DirectX 12 Performance Optimization Guide
Welcome to the DirectX 12 performance optimization discussion forum. This guide provides essential techniques and best practices for achieving maximum performance with DirectX 12 applications.
Core Principles of DX12 Performance
DirectX 12 shifts control and responsibility to the application, enabling fine-grained management of hardware resources. Key principles include:
- CPU Overhead Reduction: Minimize driver overhead through explicit command list management and deferred contexts.
- Parallelism: Leverage multi-core CPUs by distributing rendering work across multiple threads.
- Memory Management: Efficiently manage GPU memory through custom allocators and descriptor heaps.
- Shader Optimization: Write efficient shaders and utilize shader model features effectively.
Command List Management
Properly managing command lists is crucial for reducing CPU-side latency. Consider the following:
- Record commands on multiple threads concurrently.
- Reuse command lists where possible.
- Use
ExecuteCommandListsjudiciously to batch submissions.
// Example of command list recording
ID3D12GraphicsCommandList* pCommandList;
// ... initialize command list ...
pCommandList->SetPipelineState(pPipelineState);
pCommandList->IASetPrimitiveTopology(D3D_PRIMITIVE_TOPOLOGY_TRIANGLELIST);
pCommandList->IASetVertexBuffers(0, 1, &vertexBufferView);
pCommandList->DrawInstanced(vertexCount, instanceCount, 0, 0);
// ... close command list ...
Resource Binding and Descriptor Heaps
Descriptor heaps are a cornerstone of DX12's binding model. Optimize their usage by:
- Grouping frequently used resources together.
- Minimizing descriptor table binding frequency.
- Utilizing static samplers when applicable.
Tip: Understand the difference between shader resource views (SRVs), unordered access views (UAVs), and constant buffer views (CBVs) and how they are organized in descriptor heaps.
Memory Allocation and Management
Efficient memory management is vital. Utilize:
- Custom Allocators: Implement custom allocators for managing GPU memory pools.
- Memory Aliasing: Exploit memory aliasing for efficient resource reuse.
- Resource Barriers: Use resource barriers correctly to ensure proper synchronization between operations on the same resource.
// Example of a resource barrier
D3D12_RESOURCE_BARRIER barrier = {};
barrier.Type = D3D12_RESOURCE_BARRIER_TYPE_TRANSITION;
barrier.Flags = D3D12_RESOURCE_BARRIER_FLAG_NONE;
barrier.Transition.pResource = pResource;
barrier.Transition.StateBefore = D3D12_RESOURCE_STATE_COPY_DEST;
barrier.Transition.StateAfter = D3D12_RESOURCE_STATE_PIXEL_SHADER_RESOURCE;
barrier.Transition.Subresource = D3D12_RESOURCE_BARRIER_ALL_SUBRESOURCES;
pCommandList->ResourceBarrier(1, &barrier);
Shader Optimization Techniques
Performance gains can be significant through shader optimization:
- Reduce texture fetches and use texture gather where appropriate.

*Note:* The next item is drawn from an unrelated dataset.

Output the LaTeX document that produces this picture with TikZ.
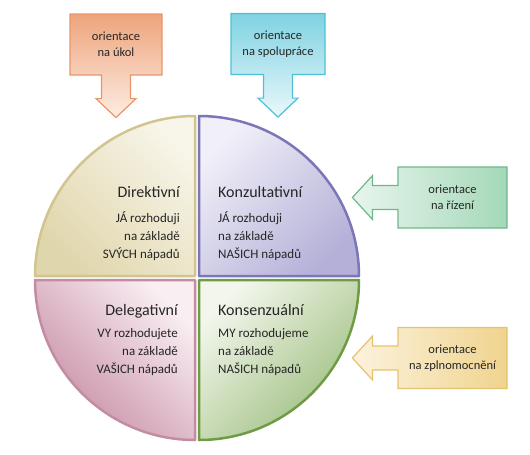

- Minimize branching and dependent texture fetches in shaders.
- Utilize compute shaders for general-purpose computation.
- Profile your shaders to identify bottlenecks.
Debugging and Profiling Tools
Leverage the following tools:
- Visual Studio Graphics Debugger: For frame analysis and shader debugging.
- NVIDIA Nsight / AMD Radeon GPU Profiler: For in-depth GPU performance analysis.
- PIX for Windows: A powerful tool for performance analysis and debugging.